Ken Kaiser, the FBI’s local special agent in charge, would not comment on the investigation except to call it “a major one.”
The first public break in the long-rumored probe came three weeks ago when a tough-on-crime state judge, Ronald D. Bodenheimer, was arrested and accused of arranging to have illegal drugs planted in the vehicle of a man who had complained about what he said was the judge’s illegal operation of a marina in eastern New Orleans.
Judge Bodenheimer, 49, and Curley Joseph Chewning, 57, of Chalmette, La., were charged with illegally possessing and distributing the prescription drug OxyContin.
Federal agents say they overheard an exchange between the two on a court-ordered wiretap in April and Mr. Chewning was apprehended while planting the drug on April 19.
As early as mid-February, prosecutors say, Judge Bodenheimer was talking to friends and associates about “hurting” the man. When a private investigator suggested the judge’s enemy be beaten up, according to prosecutors, the judge replied: “I want him hurt worse than that.”
According to FBI Agent James Insco, after his arrest the judge told investigators he had instructed Mr. Chewning not to plant the drugs on the victim “unless it’s righteous.”
“Bodenheimer explained he meant by this comment that it was OK of Chewning to place drugs on the [cooperating witness] if it was known that the [witness] was already a drug user,” said Mr.
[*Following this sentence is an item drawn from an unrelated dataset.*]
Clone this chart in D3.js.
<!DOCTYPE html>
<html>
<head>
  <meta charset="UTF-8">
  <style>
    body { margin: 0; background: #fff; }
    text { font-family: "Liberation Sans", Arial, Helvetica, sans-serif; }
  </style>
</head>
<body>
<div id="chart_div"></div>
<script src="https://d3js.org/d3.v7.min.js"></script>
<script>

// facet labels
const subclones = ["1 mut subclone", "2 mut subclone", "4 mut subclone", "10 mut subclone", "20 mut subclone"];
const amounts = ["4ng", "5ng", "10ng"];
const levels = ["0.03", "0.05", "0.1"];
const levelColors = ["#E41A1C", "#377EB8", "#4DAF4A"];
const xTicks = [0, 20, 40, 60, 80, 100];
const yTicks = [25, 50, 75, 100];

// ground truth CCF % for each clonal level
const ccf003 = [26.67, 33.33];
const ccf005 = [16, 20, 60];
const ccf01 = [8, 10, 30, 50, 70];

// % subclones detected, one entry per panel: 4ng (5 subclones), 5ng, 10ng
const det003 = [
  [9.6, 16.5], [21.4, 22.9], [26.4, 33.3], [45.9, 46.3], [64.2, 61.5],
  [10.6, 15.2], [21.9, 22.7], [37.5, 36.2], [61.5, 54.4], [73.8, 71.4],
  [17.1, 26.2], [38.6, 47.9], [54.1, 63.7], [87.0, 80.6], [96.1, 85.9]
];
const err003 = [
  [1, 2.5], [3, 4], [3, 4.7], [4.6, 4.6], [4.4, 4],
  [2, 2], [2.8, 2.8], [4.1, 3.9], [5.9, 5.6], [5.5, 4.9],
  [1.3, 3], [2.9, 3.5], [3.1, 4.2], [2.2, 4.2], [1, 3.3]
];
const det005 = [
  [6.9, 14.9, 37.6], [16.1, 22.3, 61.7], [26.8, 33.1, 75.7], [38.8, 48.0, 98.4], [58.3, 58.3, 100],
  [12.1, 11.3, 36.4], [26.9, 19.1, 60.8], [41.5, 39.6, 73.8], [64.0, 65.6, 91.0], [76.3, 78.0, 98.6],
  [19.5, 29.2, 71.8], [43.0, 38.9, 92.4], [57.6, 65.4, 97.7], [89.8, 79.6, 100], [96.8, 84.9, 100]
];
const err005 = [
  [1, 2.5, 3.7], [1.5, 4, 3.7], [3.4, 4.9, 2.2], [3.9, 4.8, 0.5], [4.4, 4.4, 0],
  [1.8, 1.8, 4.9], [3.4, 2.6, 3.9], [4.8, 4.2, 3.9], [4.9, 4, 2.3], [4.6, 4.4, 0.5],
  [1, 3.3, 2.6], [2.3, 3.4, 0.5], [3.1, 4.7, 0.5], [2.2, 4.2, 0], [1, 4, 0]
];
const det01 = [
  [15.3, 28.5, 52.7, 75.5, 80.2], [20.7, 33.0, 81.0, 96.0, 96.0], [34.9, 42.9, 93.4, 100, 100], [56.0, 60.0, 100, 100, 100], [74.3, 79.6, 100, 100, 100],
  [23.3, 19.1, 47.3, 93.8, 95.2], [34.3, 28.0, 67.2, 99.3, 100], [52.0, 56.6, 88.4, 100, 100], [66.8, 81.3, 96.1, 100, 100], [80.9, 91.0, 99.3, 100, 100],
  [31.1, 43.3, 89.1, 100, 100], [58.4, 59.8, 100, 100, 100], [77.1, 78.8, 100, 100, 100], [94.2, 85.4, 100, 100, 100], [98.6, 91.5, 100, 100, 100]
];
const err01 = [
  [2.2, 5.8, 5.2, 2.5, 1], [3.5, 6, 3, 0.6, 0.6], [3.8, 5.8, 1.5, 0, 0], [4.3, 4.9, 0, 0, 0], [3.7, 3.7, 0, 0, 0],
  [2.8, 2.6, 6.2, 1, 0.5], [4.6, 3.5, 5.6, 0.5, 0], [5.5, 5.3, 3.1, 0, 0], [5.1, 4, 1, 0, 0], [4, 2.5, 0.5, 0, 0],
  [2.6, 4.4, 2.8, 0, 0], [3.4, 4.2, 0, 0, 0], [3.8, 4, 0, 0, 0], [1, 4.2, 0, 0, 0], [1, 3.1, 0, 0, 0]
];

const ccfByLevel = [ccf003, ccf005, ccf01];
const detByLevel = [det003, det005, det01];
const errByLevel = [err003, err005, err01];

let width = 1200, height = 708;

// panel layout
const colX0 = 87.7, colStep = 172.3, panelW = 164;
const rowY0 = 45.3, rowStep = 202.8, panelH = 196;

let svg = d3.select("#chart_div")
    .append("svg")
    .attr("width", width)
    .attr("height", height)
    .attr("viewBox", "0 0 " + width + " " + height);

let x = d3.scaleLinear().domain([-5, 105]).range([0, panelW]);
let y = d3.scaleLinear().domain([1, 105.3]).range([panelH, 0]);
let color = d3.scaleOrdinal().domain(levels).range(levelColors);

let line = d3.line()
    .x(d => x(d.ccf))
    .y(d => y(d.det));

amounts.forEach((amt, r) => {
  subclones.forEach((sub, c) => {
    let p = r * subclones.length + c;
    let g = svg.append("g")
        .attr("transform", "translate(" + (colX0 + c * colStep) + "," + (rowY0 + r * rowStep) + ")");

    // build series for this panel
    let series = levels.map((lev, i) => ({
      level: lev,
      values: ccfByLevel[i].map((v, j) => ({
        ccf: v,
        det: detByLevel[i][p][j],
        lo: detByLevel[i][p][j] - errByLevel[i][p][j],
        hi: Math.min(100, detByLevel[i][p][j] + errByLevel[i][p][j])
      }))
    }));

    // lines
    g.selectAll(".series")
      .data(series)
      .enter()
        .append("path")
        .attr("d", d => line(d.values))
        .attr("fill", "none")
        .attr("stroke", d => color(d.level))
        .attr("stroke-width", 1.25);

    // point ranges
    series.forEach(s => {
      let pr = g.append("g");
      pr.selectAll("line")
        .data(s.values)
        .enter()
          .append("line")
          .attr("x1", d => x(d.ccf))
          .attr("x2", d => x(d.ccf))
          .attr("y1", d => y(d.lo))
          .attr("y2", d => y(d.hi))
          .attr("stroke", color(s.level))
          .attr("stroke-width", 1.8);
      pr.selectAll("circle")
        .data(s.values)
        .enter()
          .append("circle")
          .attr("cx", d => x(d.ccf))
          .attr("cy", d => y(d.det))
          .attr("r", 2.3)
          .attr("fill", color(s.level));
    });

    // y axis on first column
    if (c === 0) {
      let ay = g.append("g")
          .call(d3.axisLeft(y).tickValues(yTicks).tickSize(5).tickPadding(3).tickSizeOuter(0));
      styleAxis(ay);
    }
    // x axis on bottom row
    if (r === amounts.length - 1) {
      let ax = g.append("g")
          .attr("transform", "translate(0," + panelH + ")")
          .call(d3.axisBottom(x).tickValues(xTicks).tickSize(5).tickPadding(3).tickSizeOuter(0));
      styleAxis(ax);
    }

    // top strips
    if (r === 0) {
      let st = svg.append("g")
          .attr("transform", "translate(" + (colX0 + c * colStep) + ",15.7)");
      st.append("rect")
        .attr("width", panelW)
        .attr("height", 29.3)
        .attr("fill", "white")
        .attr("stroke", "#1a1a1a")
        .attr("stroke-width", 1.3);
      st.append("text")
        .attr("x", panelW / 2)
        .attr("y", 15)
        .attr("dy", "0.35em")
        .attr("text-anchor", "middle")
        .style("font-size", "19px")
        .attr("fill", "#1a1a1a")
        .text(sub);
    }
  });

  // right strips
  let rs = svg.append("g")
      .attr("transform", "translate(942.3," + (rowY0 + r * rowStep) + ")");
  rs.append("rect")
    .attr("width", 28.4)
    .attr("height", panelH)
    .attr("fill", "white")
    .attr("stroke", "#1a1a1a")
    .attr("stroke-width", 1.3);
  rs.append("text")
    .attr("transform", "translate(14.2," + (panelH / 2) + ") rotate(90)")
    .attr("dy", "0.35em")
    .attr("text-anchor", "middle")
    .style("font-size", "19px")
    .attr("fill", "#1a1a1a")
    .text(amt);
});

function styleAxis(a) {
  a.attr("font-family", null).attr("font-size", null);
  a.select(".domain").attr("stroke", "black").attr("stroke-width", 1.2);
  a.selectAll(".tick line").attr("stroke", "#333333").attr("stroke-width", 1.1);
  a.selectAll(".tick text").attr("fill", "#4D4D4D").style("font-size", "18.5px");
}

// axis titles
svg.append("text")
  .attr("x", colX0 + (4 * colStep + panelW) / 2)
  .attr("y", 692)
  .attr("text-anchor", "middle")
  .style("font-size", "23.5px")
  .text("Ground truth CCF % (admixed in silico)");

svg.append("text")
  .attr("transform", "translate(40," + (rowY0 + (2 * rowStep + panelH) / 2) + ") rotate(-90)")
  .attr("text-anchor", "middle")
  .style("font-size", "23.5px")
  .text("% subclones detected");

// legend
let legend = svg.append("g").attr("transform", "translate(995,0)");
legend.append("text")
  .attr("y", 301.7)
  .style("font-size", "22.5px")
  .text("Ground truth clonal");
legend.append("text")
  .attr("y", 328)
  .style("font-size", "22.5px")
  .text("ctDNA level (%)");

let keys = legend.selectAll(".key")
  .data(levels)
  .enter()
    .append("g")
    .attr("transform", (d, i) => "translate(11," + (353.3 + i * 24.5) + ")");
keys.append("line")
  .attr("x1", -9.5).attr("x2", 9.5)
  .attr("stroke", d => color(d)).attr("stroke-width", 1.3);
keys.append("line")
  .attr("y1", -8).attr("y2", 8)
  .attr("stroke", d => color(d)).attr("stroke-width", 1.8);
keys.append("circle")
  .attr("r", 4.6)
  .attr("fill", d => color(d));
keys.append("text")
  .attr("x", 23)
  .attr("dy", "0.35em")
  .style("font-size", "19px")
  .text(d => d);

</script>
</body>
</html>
Insco.
The judge has been placed on $150,000 bond and is incarcerated in his home, wearing electronic monitoring devices.
The investigation widened a few days ago when several FBI agents raided the area’s largest bail bond firm in suburban Gretna and Jefferson Parish Clerk of Court Jon Gegenheimer was subpoenaed to turn over documents concerning one of Judge Bodenheimer’s most publicized cases involving a divorce, child-support and custody dispute between a multimillionaire New Orleans restaurateur and his wife in April 2000.
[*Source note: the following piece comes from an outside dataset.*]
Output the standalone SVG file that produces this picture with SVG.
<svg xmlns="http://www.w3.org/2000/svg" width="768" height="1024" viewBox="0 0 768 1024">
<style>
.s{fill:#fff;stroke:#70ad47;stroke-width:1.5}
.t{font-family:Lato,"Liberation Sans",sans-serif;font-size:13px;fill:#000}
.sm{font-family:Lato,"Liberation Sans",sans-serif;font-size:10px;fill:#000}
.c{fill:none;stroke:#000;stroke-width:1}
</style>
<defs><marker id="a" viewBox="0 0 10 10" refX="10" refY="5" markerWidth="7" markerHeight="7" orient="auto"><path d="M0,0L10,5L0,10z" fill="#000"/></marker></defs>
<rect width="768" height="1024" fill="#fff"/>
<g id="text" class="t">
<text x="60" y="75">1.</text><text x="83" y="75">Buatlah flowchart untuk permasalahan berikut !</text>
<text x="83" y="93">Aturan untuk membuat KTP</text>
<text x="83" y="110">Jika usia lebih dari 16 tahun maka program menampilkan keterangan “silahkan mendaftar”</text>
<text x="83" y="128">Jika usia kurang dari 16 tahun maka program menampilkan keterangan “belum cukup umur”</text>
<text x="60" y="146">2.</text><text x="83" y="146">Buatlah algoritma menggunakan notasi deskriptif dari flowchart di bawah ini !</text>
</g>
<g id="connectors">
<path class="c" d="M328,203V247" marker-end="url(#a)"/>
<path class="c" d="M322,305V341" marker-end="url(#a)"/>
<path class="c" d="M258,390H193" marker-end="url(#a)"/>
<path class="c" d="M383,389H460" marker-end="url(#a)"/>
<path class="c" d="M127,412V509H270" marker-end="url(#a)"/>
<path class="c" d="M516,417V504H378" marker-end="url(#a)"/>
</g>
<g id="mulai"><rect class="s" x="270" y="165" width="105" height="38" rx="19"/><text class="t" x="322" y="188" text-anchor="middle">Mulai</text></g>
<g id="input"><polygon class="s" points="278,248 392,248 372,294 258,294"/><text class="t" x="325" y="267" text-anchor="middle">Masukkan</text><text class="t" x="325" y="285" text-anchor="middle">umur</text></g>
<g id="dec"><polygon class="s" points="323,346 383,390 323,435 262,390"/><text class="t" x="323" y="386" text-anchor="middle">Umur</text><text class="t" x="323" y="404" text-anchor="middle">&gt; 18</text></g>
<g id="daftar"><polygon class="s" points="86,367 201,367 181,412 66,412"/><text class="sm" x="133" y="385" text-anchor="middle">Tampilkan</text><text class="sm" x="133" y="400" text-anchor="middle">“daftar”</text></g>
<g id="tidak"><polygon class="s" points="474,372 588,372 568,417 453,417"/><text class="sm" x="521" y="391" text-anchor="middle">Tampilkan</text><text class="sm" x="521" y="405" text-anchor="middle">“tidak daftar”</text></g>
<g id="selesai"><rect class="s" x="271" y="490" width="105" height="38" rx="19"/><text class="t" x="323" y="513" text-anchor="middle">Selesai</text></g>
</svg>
Neither the judge nor Mr. Chewning has been indicted by a federal grand jury. Those close to the investigation say agents need more time to examine and evaluate evidence and perhaps “turn” some of those involved into government witnesses.
“Some of those who were involved on the lower rungs are beginning to remember things,” one government source said in an interview. He added that some documents already obtained “seem to point at more than one judge and perhaps at least a dozen bit players.”
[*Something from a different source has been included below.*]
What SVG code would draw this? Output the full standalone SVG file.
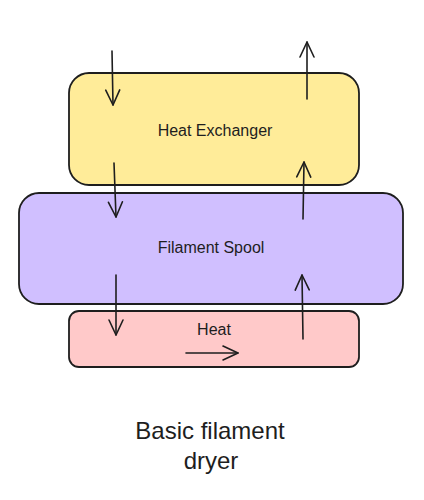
<svg xmlns="http://www.w3.org/2000/svg" width="424" height="500" viewBox="0 0 424 500">
<defs>
<marker id="ah" markerUnits="userSpaceOnUse" markerWidth="22" markerHeight="22" refX="17" refY="9" orient="auto">
<path d="M2,2 L17,9 L2,16" fill="none" stroke="#1e1e1e" stroke-width="1.6" stroke-linecap="round" stroke-linejoin="round"/>
</marker>
</defs>
<style>
.box{stroke:#1e1e1e;stroke-width:1.8}
.lbl{font-family:"Liberation Sans",Arial,sans-serif;fill:#1e1e1e;text-anchor:middle;dominant-baseline:central}
.arr{fill:none;stroke:#1e1e1e;stroke-width:1.6;stroke-linecap:round;marker-end:url(#ah)}
</style>
<rect width="424" height="500" fill="#ffffff"/>
<g id="heat-exchanger">
<rect class="box" x="69" y="73" width="290" height="112" rx="20" fill="#ffec99"/>
<text class="lbl" x="215" y="130" font-size="16">Heat Exchanger</text>
</g>
<g id="filament-spool">
<rect class="box" x="19" y="193" width="384" height="111" rx="20" fill="#d0bfff"/>
<text class="lbl" x="211" y="247" font-size="16">Filament Spool</text>
</g>
<g id="heat">
<rect class="box" x="69" y="311" width="290" height="56" rx="10" fill="#ffc9c9"/>
<text class="lbl" x="214" y="329" font-size="16">Heat</text>
</g>
<g id="connectors">
<path class="arr" d="M112,51 L113,105"/>
<path class="arr" d="M307,99 L307,42"/>
<path class="arr" d="M114,163 L116,217"/>
<path class="arr" d="M303,219 L304,162"/>
<path class="arr" d="M116,275 L116,335"/>
<path class="arr" d="M303,339 L302,275"/>
<path class="arr" d="M186,353 L238,353"/>
</g>
<g id="title">
<text class="lbl" x="210" y="430" font-size="24">Basic filament</text>
<text class="lbl" x="211" y="460" font-size="24">dryer</text>
</g>
</svg>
The Times has been told by two sources that as many as five judges are targets.
Though Mr. Bodenheimer and Mr. Chewning, who calls himself a “self-employed small-engine mechanic,” could already face as many as 20 years in prison, even more serious charges are being investigated.
Beginning in 1999, authorities began receiving complaints of illegal activities at Mr. Bodenheimer’s Venetian Isles marina. Drug trafficking was the most serious accusation, although the government’s witness had also made complaints about safety and zoning violations.
Judge Bodenheimer’s 20-year career as a prosecutor in Orleans, Jefferson and St. Tammany parishes helped him win election to the judgeship three years ago.